• **RECORDED DATA**:
** begin **

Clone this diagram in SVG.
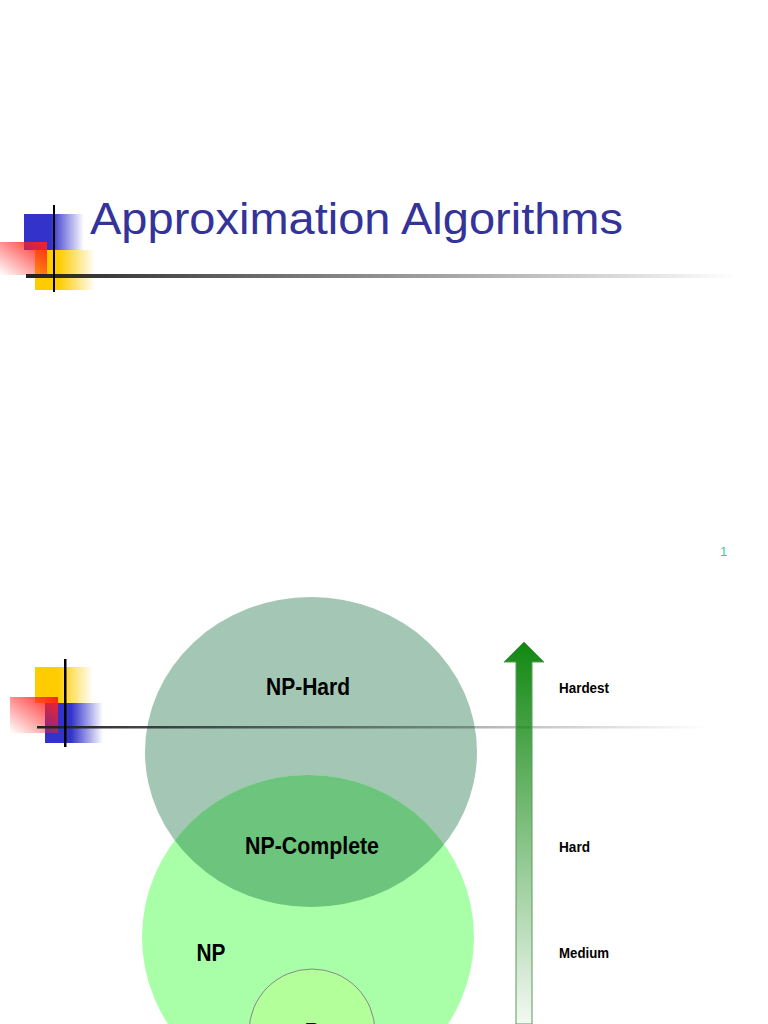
<svg xmlns="http://www.w3.org/2000/svg" width="768" height="1024" viewBox="0 0 768 1024">
<defs>
<linearGradient id="bl" x1="0" x2="1"><stop offset="0.45" stop-color="#3333cc"/><stop offset="1" stop-color="#3333cc" stop-opacity="0"/></linearGradient>
<linearGradient id="ye" x1="0" x2="1"><stop offset="0.4" stop-color="#ffcc00"/><stop offset="1" stop-color="#ffcc00" stop-opacity="0"/></linearGradient>
<linearGradient id="re" x1="1" y1="0" x2="0" y2="1"><stop offset="0" stop-color="#ff2020"/><stop offset="1" stop-color="#ff2020" stop-opacity="0"/></linearGradient>
<linearGradient id="ln" x1="0" x2="1"><stop offset="0" stop-color="#222"/><stop offset="1" stop-color="#222" stop-opacity="0"/></linearGradient>
<linearGradient id="ar" x1="0" y1="0" x2="0" y2="1"><stop offset="0" stop-color="#118811"/><stop offset="1" stop-color="#118811" stop-opacity="0.05"/></linearGradient>
<style>
.t{font-family:"Liberation Sans",Arial,sans-serif;font-weight:bold;fill:#000}
.s{font-family:"Liberation Sans",Arial,sans-serif;font-weight:bold;font-size:15px;fill:#000}
</style>
<clipPath id="c"><ellipse cx="311" cy="752" rx="166" ry="155"/></clipPath>
</defs>
<rect width="768" height="1024" fill="#fff"/>
<g id="deco1">
<rect x="24" y="214" width="60" height="36" fill="url(#bl)"/>
<rect x="35" y="250" width="60" height="40" fill="url(#ye)"/>
<rect x="0" y="242" width="47" height="33" fill="url(#re)"/>
<rect x="26" y="274" width="710" height="4" fill="url(#ln)"/>
<rect x="53" y="205" width="2" height="87" fill="#000"/>
</g>
<text x="90" y="234" font-family="Liberation Sans,Arial,sans-serif" font-size="44" fill="#333399" textLength="533" lengthAdjust="spacingAndGlyphs">Approximation Algorithms</text>
<text x="720" y="556" font-family="Liberation Sans,Arial,sans-serif" font-size="13" fill="#33cc99">1</text>
<g id="deco2">
<rect x="35" y="667" width="58" height="36" fill="url(#ye)"/>
<rect x="45" y="703" width="58" height="40" fill="url(#bl)"/>
<rect x="10" y="697" width="48" height="36" fill="url(#re)"/>
</g>
<g id="np-hard"><ellipse cx="311" cy="752" rx="166" ry="155" fill="#a3c7b4"/></g>
<g id="np"><ellipse cx="308" cy="937" rx="166" ry="162" fill="#99ff99" fill-opacity="0.85"/></g>
<g id="np-complete"><ellipse cx="308" cy="937" rx="166" ry="162" fill="#6cc47d" clip-path="url(#c)"/></g>
<g id="p"><circle cx="312" cy="1032" r="63" fill="#b3ff99" stroke="#888" stroke-width="1"/>
<text class="t" x="312" y="1038" font-size="22" text-anchor="middle">P</text></g>
<rect x="37" y="726" width="670" height="2.5" fill="url(#ln)"/>
<rect x="64" y="659" width="2.5" height="88" fill="#000"/>
<text class="t" x="308" y="695" font-size="24" text-anchor="middle" textLength="84" lengthAdjust="spacingAndGlyphs">NP-Hard</text>
<text class="t" x="312" y="854" font-size="24" text-anchor="middle" textLength="134" lengthAdjust="spacingAndGlyphs">NP-Complete</text>
<text class="t" x="211" y="961" font-size="24" text-anchor="middle" textLength="29" lengthAdjust="spacingAndGlyphs">NP</text>
<g id="arrow"><path d="M516 662 H504 L524 642 L544 662 H532 V1024 H516 Z" fill="url(#ar)" stroke="#5a9a5a" stroke-width="1"/></g>
<text class="s" x="559" y="693" textLength="50" lengthAdjust="spacingAndGlyphs">Hardest</text>
<text class="s" x="559" y="852" textLength="31" lengthAdjust="spacingAndGlyphs">Hard</text>
<text class="s" x="559" y="958" textLength="50" lengthAdjust="spacingAndGlyphs">Medium</text>
</svg>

** end **

• **TASK DIRECTIONS**: Every line of the data should be copied as it stands, without the images.

• **RESULT**:
Clone this diagram in SVG.
<svg xmlns="http://www.w3.org/2000/svg" width="768" height="1024" viewBox="0 0 768 1024">
<defs>
<linearGradient id="bl" x1="0" x2="1"><stop offset="0.45" stop-color="#3333cc"/><stop offset="1" stop-color="#3333cc" stop-opacity="0"/></linearGradient>
<linearGradient id="ye" x1="0" x2="1"><stop offset="0.4" stop-color="#ffcc00"/><stop offset="1" stop-color="#ffcc00" stop-opacity="0"/></linearGradient>
<linearGradient id="re" x1="1" y1="0" x2="0" y2="1"><stop offset="0" stop-color="#ff2020"/><stop offset="1" stop-color="#ff2020" stop-opacity="0"/></linearGradient>
<linearGradient id="ln" x1="0" x2="1"><stop offset="0" stop-color="#222"/><stop offset="1" stop-color="#222" stop-opacity="0"/></linearGradient>
<linearGradient id="ar" x1="0" y1="0" x2="0" y2="1"><stop offset="0" stop-color="#118811"/><stop offset="1" stop-color="#118811" stop-opacity="0.05"/></linearGradient>
<style>
.t{font-family:"Liberation Sans",Arial,sans-serif;font-weight:bold;fill:#000}
.s{font-family:"Liberation Sans",Arial,sans-serif;font-weight:bold;font-size:15px;fill:#000}
</style>
<clipPath id="c"><ellipse cx="311" cy="752" rx="166" ry="155"/></clipPath>
</defs>
<rect width="768" height="1024" fill="#fff"/>
<g id="deco1">
<rect x="24" y="214" width="60" height="36" fill="url(#bl)"/>
<rect x="35" y="250" width="60" height="40" fill="url(#ye)"/>
<rect x="0" y="242" width="47" height="33" fill="url(#re)"/>
<rect x="26" y="274" width="710" height="4" fill="url(#ln)"/>
<rect x="53" y="205" width="2" height="87" fill="#000"/>
</g>
<text x="90" y="234" font-family="Liberation Sans,Arial,sans-serif" font-size="44" fill="#333399" textLength="533" lengthAdjust="spacingAndGlyphs">Approximation Algorithms</text>
<text x="720" y="556" font-family="Liberation Sans,Arial,sans-serif" font-size="13" fill="#33cc99">1</text>
<g id="deco2">
<rect x="35" y="667" width="58" height="36" fill="url(#ye)"/>
<rect x="45" y="703" width="58" height="40" fill="url(#bl)"/>
<rect x="10" y="697" width="48" height="36" fill="url(#re)"/>
</g>
<g id="np-hard"><ellipse cx="311" cy="752" rx="166" ry="155" fill="#a3c7b4"/></g>
<g id="np"><ellipse cx="308" cy="937" rx="166" ry="162" fill="#99ff99" fill-opacity="0.85"/></g>
<g id="np-complete"><ellipse cx="308" cy="937" rx="166" ry="162" fill="#6cc47d" clip-path="url(#c)"/></g>
<g id="p"><circle cx="312" cy="1032" r="63" fill="#b3ff99" stroke="#888" stroke-width="1"/>
<text class="t" x="312" y="1038" font-size="22" text-anchor="middle">P</text></g>
<rect x="37" y="726" width="670" height="2.5" fill="url(#ln)"/>
<rect x="64" y="659" width="2.5" height="88" fill="#000"/>
<text class="t" x="308" y="695" font-size="24" text-anchor="middle" textLength="84" lengthAdjust="spacingAndGlyphs">NP-Hard</text>
<text class="t" x="312" y="854" font-size="24" text-anchor="middle" textLength="134" lengthAdjust="spacingAndGlyphs">NP-Complete</text>
<text class="t" x="211" y="961" font-size="24" text-anchor="middle" textLength="29" lengthAdjust="spacingAndGlyphs">NP</text>
<g id="arrow"><path d="M516 662 H504 L524 642 L544 662 H532 V1024 H516 Z" fill="url(#ar)" stroke="#5a9a5a" stroke-width="1"/></g>
<text class="s" x="559" y="693" textLength="50" lengthAdjust="spacingAndGlyphs">Hardest</text>
<text class="s" x="559" y="852" textLength="31" lengthAdjust="spacingAndGlyphs">Hard</text>
<text class="s" x="559" y="958" textLength="50" lengthAdjust="spacingAndGlyphs">Medium</text>
</svg>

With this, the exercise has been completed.